==== Data segment ====

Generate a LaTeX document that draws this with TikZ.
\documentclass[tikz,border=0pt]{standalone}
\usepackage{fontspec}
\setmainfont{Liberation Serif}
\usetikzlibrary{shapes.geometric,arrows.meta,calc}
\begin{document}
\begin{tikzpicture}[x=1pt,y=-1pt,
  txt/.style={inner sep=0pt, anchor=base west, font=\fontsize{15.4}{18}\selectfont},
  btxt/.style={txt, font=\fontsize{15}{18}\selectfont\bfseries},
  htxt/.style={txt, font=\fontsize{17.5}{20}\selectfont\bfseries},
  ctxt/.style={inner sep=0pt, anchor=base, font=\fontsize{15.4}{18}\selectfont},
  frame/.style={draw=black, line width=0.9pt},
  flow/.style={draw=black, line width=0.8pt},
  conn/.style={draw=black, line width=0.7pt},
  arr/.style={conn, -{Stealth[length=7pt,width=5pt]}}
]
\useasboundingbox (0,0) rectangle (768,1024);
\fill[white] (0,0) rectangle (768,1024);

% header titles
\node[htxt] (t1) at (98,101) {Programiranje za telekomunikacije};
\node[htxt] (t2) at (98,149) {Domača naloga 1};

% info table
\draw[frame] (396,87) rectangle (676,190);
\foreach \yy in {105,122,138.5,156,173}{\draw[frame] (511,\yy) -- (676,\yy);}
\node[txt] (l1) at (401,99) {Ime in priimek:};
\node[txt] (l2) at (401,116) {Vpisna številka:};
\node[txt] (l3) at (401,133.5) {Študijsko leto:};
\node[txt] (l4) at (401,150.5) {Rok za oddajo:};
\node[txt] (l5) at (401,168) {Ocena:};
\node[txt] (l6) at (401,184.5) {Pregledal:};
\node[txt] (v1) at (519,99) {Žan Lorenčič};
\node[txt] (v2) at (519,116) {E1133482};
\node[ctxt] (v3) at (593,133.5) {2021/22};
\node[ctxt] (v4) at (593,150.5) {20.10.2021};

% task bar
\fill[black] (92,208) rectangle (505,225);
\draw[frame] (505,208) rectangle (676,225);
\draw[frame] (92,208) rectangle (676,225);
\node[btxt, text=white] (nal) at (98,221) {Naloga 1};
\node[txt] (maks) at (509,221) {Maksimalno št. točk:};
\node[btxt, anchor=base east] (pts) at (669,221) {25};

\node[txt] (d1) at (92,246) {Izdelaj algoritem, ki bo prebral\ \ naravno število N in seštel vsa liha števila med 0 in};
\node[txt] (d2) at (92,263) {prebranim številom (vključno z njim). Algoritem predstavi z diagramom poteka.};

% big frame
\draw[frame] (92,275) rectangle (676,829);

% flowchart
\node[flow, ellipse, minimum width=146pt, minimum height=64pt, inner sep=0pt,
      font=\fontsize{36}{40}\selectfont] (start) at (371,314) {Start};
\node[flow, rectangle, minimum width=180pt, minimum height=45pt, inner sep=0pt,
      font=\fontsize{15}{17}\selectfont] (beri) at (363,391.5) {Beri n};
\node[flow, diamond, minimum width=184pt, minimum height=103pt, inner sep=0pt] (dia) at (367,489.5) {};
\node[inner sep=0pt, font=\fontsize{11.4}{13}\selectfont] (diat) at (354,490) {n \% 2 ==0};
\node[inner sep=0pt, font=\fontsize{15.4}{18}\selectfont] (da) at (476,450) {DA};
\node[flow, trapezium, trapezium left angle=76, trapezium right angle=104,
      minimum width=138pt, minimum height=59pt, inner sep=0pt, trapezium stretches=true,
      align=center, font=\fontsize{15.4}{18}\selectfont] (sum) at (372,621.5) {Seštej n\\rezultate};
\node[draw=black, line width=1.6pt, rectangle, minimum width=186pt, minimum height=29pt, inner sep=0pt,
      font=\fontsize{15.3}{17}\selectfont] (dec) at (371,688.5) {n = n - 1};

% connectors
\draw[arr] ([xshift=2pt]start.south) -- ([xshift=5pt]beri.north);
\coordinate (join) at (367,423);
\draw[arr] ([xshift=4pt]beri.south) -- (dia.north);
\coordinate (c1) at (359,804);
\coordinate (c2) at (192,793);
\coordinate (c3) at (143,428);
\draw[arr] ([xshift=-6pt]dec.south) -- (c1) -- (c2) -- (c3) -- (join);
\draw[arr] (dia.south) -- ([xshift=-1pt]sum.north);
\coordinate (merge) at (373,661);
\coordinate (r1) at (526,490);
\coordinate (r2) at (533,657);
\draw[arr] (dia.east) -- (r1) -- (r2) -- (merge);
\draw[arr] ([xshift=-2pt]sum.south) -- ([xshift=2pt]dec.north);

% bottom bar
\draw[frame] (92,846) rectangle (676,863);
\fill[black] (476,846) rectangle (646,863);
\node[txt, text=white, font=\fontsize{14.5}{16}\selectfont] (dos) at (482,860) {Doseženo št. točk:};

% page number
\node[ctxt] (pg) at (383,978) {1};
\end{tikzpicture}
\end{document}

====

• **Request**
Reproduce verbatim only this range: the first line of the material through the line that contains "(t2) at (98,149)", inclusive.

• **Expected output**
Generate a LaTeX document that draws this with TikZ.
\documentclass[tikz,border=0pt]{standalone}
\usepackage{fontspec}
\setmainfont{Liberation Serif}
\usetikzlibrary{shapes.geometric,arrows.meta,calc}
\begin{document}
\begin{tikzpicture}[x=1pt,y=-1pt,
  txt/.style={inner sep=0pt, anchor=base west, font=\fontsize{15.4}{18}\selectfont},
  btxt/.style={txt, font=\fontsize{15}{18}\selectfont\bfseries},
  htxt/.style={txt, font=\fontsize{17.5}{20}\selectfont\bfseries},
  ctxt/.style={inner sep=0pt, anchor=base, font=\fontsize{15.4}{18}\selectfont},
  frame/.style={draw=black, line width=0.9pt},
  flow/.style={draw=black, line width=0.8pt},
  conn/.style={draw=black, line width=0.7pt},
  arr/.style={conn, -{Stealth[length=7pt,width=5pt]}}
]
\useasboundingbox (0,0) rectangle (768,1024);
\fill[white] (0,0) rectangle (768,1024);

% header titles
\node[htxt] (t1) at (98,101) {Programiranje za telekomunikacije};
\node[htxt] (t2) at (98,149) {Domača naloga 1};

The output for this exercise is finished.